Critics counter with individual cases where people released from local custody under sanctuary policies later committed serious crimes. These cases are real and tragic, though they represent a fraction of overall crime. The policy question is whether the aggregate public safety benefits of community trust outweigh the risks of individual cases where earlier federal custody might have prevented harm. Reasonable people disagree, and the answer likely varies by community.
The conflict doesn’t run only between cities and the federal government. A growing number of states have passed laws requiring local agencies to cooperate with federal immigration enforcement, directly overriding sanctuary policies adopted at the city or county level. These state preemption laws create a legal squeeze: cities face pressure from the federal government to cooperate and simultaneous mandates from their own state legislatures.
State anti-sanctuary laws vary in their specifics but commonly require local jails to honor ICE detainers, prohibit local policies that restrict information-sharing with federal agencies, and in some cases authorize penalties against local officials who refuse to comply. The federal government has encouraged this approach — the DOJ’s sanctuary jurisdiction list and associated enforcement actions create incentives for state legislatures to step in.
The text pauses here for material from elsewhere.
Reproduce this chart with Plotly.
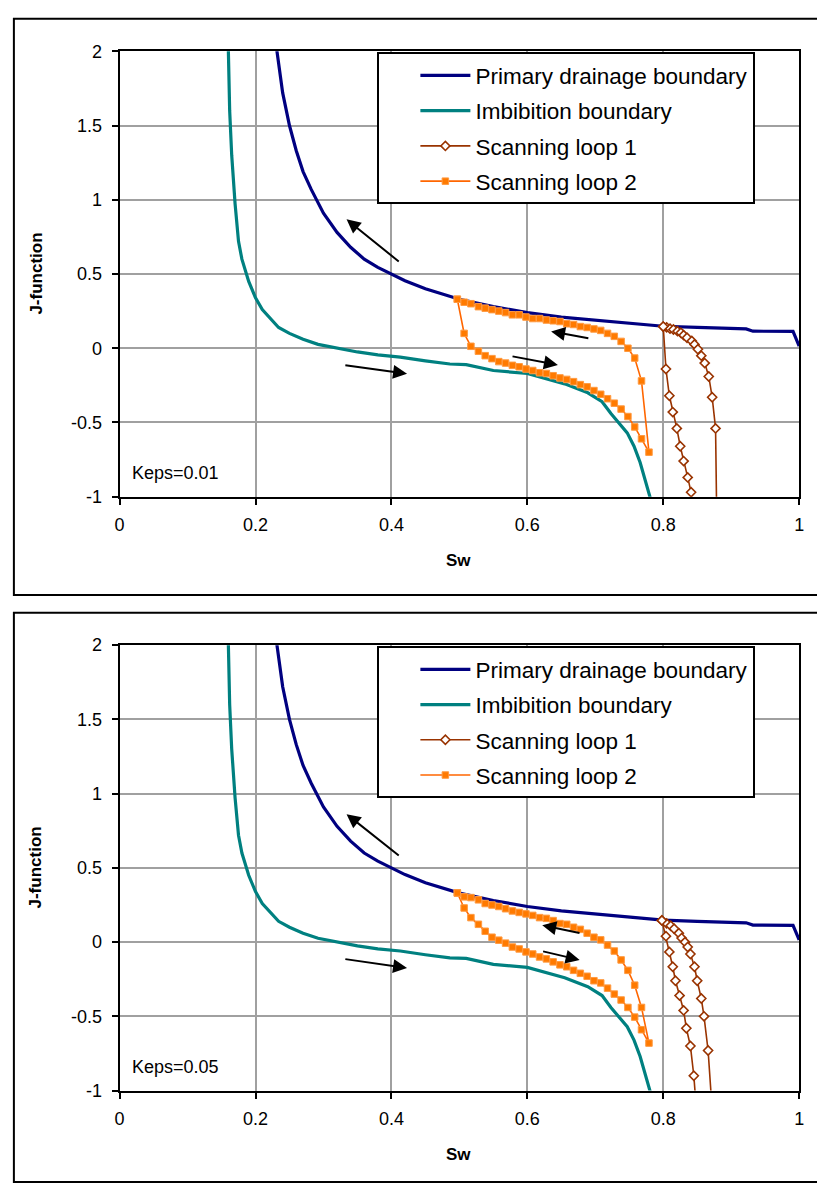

For local officials in states with preemption laws, the legal landscape is particularly complicated. A county sheriff who refuses an ICE detainer might face consequences under state law, while a sheriff who honors one without a judicial warrant might face a federal civil rights lawsuit. The competing obligations leave local law enforcement navigating a legal minefield with no clear safe path, which is exactly why this issue keeps ending up in court.